Mike Korth, who farms near Randolph, Neb., says the soybean basis in his area has ranged from 80 cents to $1 per bushel in the past, but this year it is the widest he's ever seen.

"Bad — bad as it's ever been. $1.40 for me on new crop, which I think my worst before that was $1.20," he says.

Bart Ruth of Rising City, Neb., is seeing similar basis levels.

"I think my local market basis is $1.22, so $7 beans are not going to pay too many bills," he says.

Since most of the soybeans in Nebraska are sold to China, some elevators aren't even bidding because of the uncertainty of the trade war.

"They can bid, but I don't think anybody's selling. You know, I've heard of a few taking bids away," says Trumbull, Neb., farmer Doug Saathoff.

Meanwhile, other elevators have stopped writing deferred pricing contracts.

"I guess I understand why. They tie up a lot of storage, and they're going to make as much as they can on this basis, too, " Korth says.

So, farmers like Saathoff have no choice but to store the 2018 crop, when the past few years most of the soybeans have been sold at harvest.

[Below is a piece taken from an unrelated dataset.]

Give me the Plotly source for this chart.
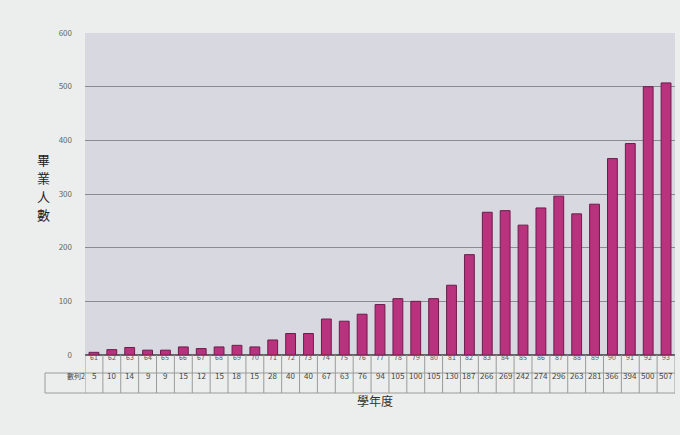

"We're just going to tuck it away in our bins as best as we can," he says.

Brad Lubben, Extension ag policy specialist with the University of Nebraska-Lincoln says "We're already utilizing storage. This market says store and deliver later."

Ruth says farmers are confirming they will be storing more this fall, especially soybeans.

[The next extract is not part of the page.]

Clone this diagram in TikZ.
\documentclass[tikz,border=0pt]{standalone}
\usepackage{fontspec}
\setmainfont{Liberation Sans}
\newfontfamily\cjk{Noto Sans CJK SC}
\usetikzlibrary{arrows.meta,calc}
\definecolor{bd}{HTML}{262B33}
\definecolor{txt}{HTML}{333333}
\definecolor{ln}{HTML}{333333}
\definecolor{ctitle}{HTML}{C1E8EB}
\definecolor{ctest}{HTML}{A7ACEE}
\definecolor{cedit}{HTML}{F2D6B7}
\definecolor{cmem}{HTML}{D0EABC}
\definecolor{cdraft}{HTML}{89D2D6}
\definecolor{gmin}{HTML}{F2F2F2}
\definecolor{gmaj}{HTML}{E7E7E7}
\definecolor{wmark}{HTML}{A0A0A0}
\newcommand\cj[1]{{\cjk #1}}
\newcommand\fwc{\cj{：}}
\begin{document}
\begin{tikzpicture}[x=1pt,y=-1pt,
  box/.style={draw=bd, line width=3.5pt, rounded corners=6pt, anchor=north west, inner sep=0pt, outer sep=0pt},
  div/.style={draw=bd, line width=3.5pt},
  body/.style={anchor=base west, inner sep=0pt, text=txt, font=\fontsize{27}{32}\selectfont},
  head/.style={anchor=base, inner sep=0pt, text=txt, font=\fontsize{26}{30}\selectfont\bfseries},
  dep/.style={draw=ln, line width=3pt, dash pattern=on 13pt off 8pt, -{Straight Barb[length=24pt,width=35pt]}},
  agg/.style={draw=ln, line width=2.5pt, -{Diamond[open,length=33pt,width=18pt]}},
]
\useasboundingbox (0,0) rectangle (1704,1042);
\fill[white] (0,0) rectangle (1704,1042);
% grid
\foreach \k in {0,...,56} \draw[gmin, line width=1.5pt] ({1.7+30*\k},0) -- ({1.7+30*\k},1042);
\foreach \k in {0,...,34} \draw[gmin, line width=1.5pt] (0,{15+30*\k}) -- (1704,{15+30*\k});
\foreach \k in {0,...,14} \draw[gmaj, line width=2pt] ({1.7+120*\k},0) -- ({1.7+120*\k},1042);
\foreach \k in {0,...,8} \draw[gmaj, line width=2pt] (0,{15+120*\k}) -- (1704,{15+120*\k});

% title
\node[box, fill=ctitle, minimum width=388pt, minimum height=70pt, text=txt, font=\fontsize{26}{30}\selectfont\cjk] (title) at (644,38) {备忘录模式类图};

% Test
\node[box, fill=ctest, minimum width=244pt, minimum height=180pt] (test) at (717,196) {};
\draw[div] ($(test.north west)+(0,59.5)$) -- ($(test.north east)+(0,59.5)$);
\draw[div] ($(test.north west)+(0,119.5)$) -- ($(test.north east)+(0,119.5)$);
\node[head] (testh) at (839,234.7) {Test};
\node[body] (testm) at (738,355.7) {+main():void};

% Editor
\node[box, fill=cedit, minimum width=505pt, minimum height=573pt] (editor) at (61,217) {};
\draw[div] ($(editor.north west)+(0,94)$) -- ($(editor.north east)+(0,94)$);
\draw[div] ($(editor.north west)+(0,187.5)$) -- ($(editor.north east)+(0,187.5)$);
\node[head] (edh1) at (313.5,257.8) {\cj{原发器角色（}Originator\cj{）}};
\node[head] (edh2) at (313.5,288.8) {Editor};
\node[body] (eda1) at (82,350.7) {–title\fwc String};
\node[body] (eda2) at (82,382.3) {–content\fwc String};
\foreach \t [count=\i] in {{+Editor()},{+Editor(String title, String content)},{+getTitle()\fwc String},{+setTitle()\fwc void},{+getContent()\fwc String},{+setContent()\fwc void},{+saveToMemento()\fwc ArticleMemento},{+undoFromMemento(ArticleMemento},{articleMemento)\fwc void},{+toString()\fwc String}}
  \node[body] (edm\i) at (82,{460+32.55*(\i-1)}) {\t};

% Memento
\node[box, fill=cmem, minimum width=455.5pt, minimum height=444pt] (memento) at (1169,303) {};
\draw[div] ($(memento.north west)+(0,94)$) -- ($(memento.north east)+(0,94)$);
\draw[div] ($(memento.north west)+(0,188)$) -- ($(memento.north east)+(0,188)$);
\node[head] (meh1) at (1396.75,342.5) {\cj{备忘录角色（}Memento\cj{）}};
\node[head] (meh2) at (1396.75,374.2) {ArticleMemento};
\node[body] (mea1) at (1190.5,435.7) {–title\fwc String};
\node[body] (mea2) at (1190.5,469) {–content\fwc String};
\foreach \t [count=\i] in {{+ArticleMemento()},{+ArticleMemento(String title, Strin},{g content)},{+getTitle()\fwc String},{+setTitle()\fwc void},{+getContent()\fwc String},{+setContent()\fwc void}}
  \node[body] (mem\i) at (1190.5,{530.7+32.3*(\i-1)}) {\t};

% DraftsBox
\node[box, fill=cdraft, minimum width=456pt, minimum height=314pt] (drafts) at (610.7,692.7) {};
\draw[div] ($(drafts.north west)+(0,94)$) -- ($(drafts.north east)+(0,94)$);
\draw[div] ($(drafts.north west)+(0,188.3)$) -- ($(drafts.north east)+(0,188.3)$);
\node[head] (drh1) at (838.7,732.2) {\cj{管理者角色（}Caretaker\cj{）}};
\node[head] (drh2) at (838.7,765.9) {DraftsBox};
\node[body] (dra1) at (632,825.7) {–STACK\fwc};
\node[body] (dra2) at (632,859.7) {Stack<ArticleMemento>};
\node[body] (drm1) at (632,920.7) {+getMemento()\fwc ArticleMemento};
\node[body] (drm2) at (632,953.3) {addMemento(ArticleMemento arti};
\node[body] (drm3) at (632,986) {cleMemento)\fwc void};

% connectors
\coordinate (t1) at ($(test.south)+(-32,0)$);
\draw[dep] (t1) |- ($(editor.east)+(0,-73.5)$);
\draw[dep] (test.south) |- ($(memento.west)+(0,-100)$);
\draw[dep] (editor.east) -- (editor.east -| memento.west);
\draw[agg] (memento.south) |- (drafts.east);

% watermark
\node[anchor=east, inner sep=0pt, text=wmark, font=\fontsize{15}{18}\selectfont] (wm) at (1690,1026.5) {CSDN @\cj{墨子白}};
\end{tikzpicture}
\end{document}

"You keep reading about more interest in marketing loans this year than you've seen in decades, and unfortunately, those prices the loans are based on were established ... almost 20 years ago," he says.

As a result, farmers have put up more long-term storage and are even trying to get bins put up yet this fall.

"We've put up 100,000 bushels storage here this fall, late summer," Ruth says. "Not enough obviously."

Grain bin companies have been busy taking orders at farm shows like Husker Harvest Days, as they guarantee a four-week turnaround for a bin.

Al Arndt with Brock Grain Systems said demand is up about 50 percent from last year at this time because so much corn is already being stored already.

Other farmers are looking at piling corn on the ground or using temporary storage, and that's why bagging units have been so hot at farm shows. Nick Platt, with Sioux Steel and Koyker Manufacturing, says they can't keep up on the demand for bags.

"Very very popular," he says. "It doesn't seem like we can keep them enough around. A lot of interest in here today at Husker Harvest and all the other shows. People are looking for alternative storage."

He says the price is also less than a bin which is attractive.

Grain storage will be at a premium until something changes to improve grain prices.

"Every year has its challenges. This is another challenge we're not necessarily used to, but we're going to have to find a way to work around it," says Terry Horky, a Sargent, Neb., farmer.

Says Nebraska Ag Commissioner Steve Wellman, "It looks like soybeans are the crop to store this year and hope for a ... trade agreement that'll help bring some more certainty back to the marketplace and narrow that basis up and create some demand for us."